As with previous offerings, both design and content can, at times, be a little variable and for this I take no responsibility whatsoever. Because I neither designed nor wrote any of the content. I am technically distributing it for your revision pleasure, however, so I do feel a modicum of responsibility for the materials.

Not enough, obviously, to indemnify you in any way, shape or form for any losses you may occur through using any of these resources. But enough to advise you it’s something of the nature of the beast that there’s frequently a trade-off between getting your hands on free resources and the currency of those resources. You need, in other words, to go through the resources you decide to use to check they conform to your current Specification: things, as they are wont to do, sometimes change. You also need to make sure you find ways of covering newer material that may not be included in these revision booklets.

That said, I’ve picked out some resources I think you might find useful and, where known, I’ve credited the appropriate source. Some might say this is so you know who to complain to if there’s anything you don’t like or understand but I would respond that it does you no credit to think that I might think like that. Or something.

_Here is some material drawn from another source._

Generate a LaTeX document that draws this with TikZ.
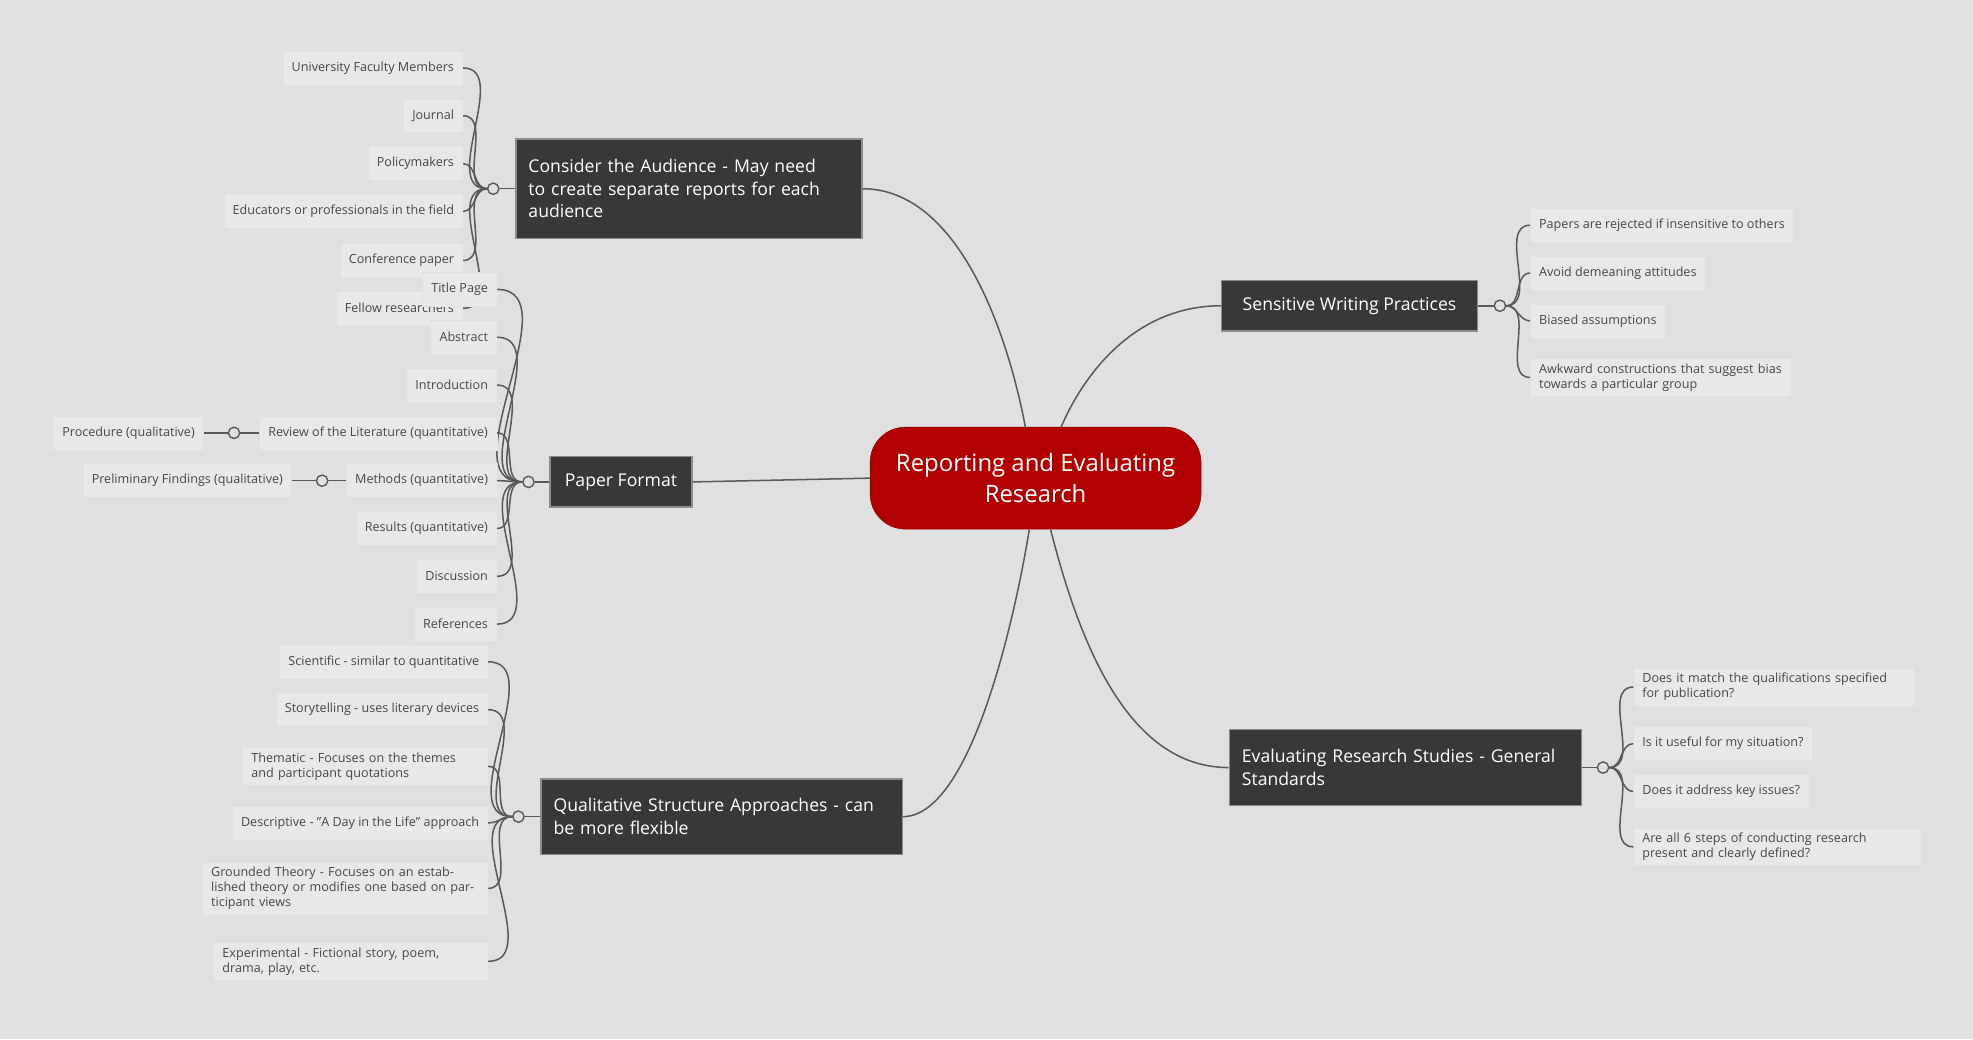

Anyway, without further ado, you can if you so choose pick-up these free resources:

1. Theory and Methods in Context: This reads more like a textbook rewrite than a set of revision notes, one of the giveaways being the inclusion of a few pictures taken from “a contemporary textbook” and it’s “All About The Theory” (a knowledge of research methods is assumed, which is fair enough at A2). If you ignore the fact at times it gets a little (and when I say “little” I mean “seriously”) weird in its use of language and ideas (“If we ignore the fact that large numbers of people think feminists are all man hating lesbians…”) there’s some useful stuff here on perspectives, methodology, modernity, postmodernity, science and social policy. It’s not, as I’ve suggested, going to be everyone’s cup of drinking chocolate…

2. Sociological Research Methods: The first of two guides by Sakine Koc (there are similarities and crossovers between this and the Theory and Methods Guide), the focus here is mainly on AS Research Methods. While the language used can, at times, be best-described as “creative” there are a lot of useful tables and summaries here. At times the Guide is very detailed but that’s not necessarily a Bad Thing.

3. Sociological Theory and Methods: The second Guide by Sakine Koc focuses, as I’ve just noted, on the Theory side of things (perspectives, methodology) although there’s a fair bit on Research Methods too. One useful feature of both guides is the creative use of tables: very useful for both teaching and revision.

4. Research Methods Revision Guide: Lucy Cluely’s guide can be downloaded from the link on her website and while it does contain some brief Notes it’s mainly designed to help students understand this section of the exam and what needs to be revised.

5. Education Research Summaries: This, as the name suggests, is a series of tables that identifies and summarises a range of studies carried-out in the area of education. More-usefully it also identifies the methods used and offers up some brief evaluation of the study.

6. Methods and Methodology: This is a useful set of Notes, put together by Mark Gill, that covers all the main Theory and Methods areas (research methodologies, research methods, science, value-freedom, social policy) in a clear and concise way. While it may be a little bit too verbose to count as a revision resource per se it will certainly prove useful as a very coherent set of course notes.

7. Research Methods is a PowerPoint Presentation covering methodology, methods and sampling, designed for revision teaching. The slides (and there are a lot of them…) identify key knowledge that can then be explained and discussed as part of the revision process. A final useful feature are 4 slides offering pointers on exam technique for Education and Methods in Context questions.